▶ **Supplied entries**:

***

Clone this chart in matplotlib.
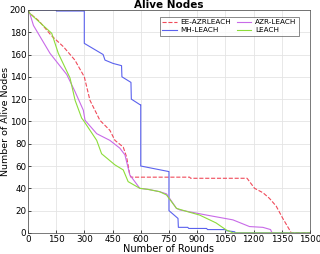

***

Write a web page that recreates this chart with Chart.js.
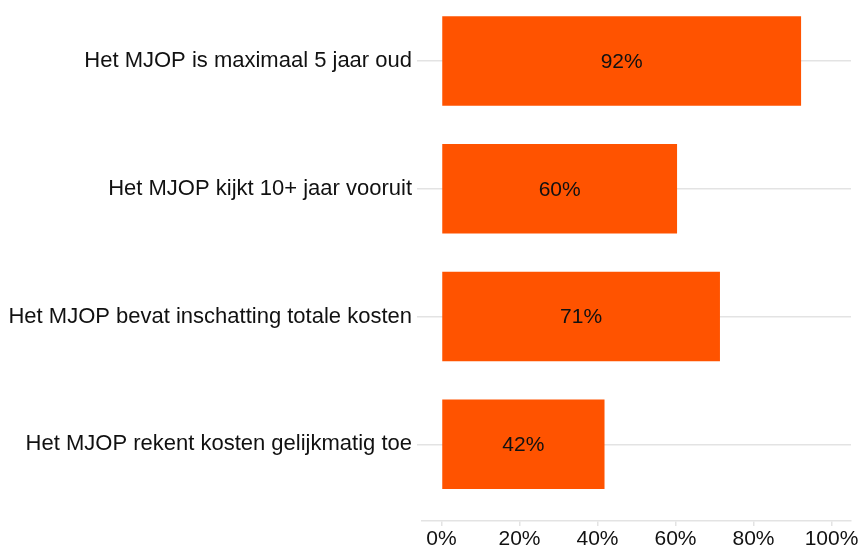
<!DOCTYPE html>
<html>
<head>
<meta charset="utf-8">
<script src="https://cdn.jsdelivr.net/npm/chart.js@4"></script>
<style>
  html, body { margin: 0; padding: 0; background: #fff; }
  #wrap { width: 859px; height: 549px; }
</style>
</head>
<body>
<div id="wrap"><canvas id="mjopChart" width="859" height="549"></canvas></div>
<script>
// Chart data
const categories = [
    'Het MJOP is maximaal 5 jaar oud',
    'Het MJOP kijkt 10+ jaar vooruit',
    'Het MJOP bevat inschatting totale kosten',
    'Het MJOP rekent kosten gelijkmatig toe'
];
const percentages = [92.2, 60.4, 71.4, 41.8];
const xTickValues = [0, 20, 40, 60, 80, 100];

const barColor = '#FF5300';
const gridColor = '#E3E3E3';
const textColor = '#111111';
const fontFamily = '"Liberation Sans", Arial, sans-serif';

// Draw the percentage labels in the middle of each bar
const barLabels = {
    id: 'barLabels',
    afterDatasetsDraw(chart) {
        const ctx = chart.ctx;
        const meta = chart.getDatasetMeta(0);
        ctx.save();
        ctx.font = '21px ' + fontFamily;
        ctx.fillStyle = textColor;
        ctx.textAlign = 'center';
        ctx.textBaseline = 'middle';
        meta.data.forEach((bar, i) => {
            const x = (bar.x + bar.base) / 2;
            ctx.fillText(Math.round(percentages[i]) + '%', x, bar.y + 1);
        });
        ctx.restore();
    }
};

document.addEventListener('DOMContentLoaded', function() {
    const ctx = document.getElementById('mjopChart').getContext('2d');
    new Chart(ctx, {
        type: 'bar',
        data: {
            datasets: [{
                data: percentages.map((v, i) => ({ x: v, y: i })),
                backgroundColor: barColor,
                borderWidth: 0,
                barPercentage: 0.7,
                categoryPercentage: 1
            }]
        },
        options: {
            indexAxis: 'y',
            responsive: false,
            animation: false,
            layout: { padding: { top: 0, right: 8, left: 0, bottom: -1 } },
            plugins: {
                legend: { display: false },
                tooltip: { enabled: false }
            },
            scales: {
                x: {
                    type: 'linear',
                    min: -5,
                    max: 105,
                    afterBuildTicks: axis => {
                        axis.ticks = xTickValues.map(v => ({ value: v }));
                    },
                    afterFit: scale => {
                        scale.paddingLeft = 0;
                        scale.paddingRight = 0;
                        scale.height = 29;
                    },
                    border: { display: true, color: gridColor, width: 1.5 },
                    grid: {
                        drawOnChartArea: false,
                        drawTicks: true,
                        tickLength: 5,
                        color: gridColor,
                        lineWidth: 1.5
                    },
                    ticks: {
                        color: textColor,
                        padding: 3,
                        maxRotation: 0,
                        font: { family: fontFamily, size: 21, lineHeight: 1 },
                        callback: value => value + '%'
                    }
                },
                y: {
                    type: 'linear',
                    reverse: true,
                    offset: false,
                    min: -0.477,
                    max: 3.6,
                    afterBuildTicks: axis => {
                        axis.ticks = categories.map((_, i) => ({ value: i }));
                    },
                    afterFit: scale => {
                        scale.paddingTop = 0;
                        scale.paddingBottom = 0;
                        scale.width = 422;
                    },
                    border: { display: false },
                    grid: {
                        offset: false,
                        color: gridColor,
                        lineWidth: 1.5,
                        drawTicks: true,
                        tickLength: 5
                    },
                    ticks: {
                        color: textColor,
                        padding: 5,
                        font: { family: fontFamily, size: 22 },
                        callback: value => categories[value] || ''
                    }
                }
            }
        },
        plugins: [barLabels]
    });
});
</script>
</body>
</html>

***

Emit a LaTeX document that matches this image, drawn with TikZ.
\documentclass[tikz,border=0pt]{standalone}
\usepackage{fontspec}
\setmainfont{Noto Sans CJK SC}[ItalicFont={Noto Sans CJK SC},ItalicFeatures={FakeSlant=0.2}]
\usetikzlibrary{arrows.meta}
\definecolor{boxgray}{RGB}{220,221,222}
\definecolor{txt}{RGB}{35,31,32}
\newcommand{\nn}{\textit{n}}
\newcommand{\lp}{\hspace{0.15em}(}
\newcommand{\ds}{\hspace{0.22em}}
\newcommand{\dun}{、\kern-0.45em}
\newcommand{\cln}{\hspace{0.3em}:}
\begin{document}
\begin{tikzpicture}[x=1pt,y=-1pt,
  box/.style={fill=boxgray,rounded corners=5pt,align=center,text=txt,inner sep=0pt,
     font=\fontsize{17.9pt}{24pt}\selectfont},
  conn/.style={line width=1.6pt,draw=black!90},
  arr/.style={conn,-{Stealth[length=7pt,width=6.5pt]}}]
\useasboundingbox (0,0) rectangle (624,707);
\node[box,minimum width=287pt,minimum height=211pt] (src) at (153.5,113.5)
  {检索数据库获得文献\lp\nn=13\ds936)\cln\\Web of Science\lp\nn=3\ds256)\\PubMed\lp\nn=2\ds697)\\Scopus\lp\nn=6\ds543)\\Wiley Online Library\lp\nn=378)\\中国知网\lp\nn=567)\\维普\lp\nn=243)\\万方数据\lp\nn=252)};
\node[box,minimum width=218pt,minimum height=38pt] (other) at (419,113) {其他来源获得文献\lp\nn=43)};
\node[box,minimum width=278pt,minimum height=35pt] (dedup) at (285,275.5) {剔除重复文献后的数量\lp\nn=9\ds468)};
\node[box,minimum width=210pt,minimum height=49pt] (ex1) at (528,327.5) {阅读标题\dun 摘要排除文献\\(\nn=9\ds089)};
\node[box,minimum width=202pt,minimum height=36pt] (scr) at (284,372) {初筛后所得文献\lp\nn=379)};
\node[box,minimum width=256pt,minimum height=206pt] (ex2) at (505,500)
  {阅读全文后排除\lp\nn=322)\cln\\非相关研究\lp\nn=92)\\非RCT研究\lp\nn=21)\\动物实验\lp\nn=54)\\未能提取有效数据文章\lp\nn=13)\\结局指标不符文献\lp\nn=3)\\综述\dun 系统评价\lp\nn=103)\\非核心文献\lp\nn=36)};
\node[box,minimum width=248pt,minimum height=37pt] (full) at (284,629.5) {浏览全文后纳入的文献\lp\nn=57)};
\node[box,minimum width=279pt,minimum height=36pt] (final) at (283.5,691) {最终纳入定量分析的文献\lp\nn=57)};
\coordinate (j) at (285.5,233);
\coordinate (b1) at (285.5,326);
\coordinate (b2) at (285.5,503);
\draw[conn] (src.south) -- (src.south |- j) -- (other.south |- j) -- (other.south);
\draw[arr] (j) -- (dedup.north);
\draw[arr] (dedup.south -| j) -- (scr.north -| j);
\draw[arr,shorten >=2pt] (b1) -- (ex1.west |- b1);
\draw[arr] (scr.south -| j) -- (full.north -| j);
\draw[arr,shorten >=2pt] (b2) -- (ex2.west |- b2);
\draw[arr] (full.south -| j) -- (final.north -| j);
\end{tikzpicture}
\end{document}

***

▶ **Stated exercise**:
The answer should be a single number: the count of lines in the data that include the string "this".

▶ **Solved problem**:
3